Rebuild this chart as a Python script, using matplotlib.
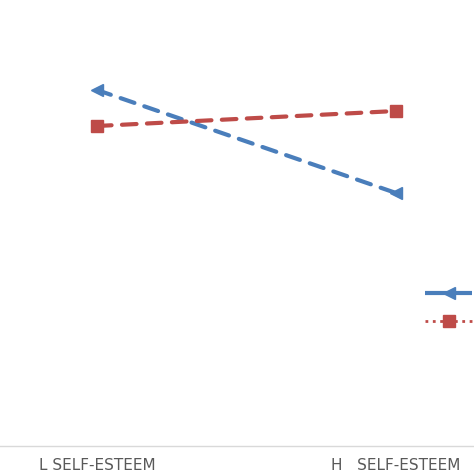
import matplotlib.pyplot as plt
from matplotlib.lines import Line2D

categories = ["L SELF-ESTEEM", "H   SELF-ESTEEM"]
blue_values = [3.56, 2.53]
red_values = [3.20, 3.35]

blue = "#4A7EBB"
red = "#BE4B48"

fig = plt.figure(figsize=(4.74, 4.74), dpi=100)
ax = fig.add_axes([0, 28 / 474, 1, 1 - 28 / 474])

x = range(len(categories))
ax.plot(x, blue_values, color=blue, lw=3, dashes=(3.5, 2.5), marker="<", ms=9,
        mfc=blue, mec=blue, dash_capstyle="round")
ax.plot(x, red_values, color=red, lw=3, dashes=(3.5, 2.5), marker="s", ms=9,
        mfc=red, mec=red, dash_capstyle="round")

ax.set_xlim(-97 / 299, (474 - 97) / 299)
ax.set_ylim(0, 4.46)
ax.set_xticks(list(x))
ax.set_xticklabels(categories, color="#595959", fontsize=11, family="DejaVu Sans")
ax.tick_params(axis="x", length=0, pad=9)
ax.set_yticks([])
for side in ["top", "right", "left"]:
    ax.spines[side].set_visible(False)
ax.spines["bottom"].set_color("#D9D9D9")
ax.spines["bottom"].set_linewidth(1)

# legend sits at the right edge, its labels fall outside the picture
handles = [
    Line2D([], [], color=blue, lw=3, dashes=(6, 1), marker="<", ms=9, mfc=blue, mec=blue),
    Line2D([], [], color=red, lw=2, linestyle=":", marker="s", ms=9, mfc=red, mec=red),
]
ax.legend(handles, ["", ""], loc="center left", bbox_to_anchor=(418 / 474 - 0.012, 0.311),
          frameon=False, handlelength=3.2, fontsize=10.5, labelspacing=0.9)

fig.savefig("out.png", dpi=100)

+ + + +

WHAT IS NEEDED: Reproduce the data above word for word from its first line through the line that holds "ax = fig.add_axes([0, 28", both ends included; skip pictures.

COMPLETED EXERCISE:
Rebuild this chart as a Python script, using matplotlib.
import matplotlib.pyplot as plt
from matplotlib.lines import Line2D

categories = ["L SELF-ESTEEM", "H   SELF-ESTEEM"]
blue_values = [3.56, 2.53]
red_values = [3.20, 3.35]

blue = "#4A7EBB"
red = "#BE4B48"

fig = plt.figure(figsize=(4.74, 4.74), dpi=100)
ax = fig.add_axes([0, 28 / 474, 1, 1 - 28 / 474])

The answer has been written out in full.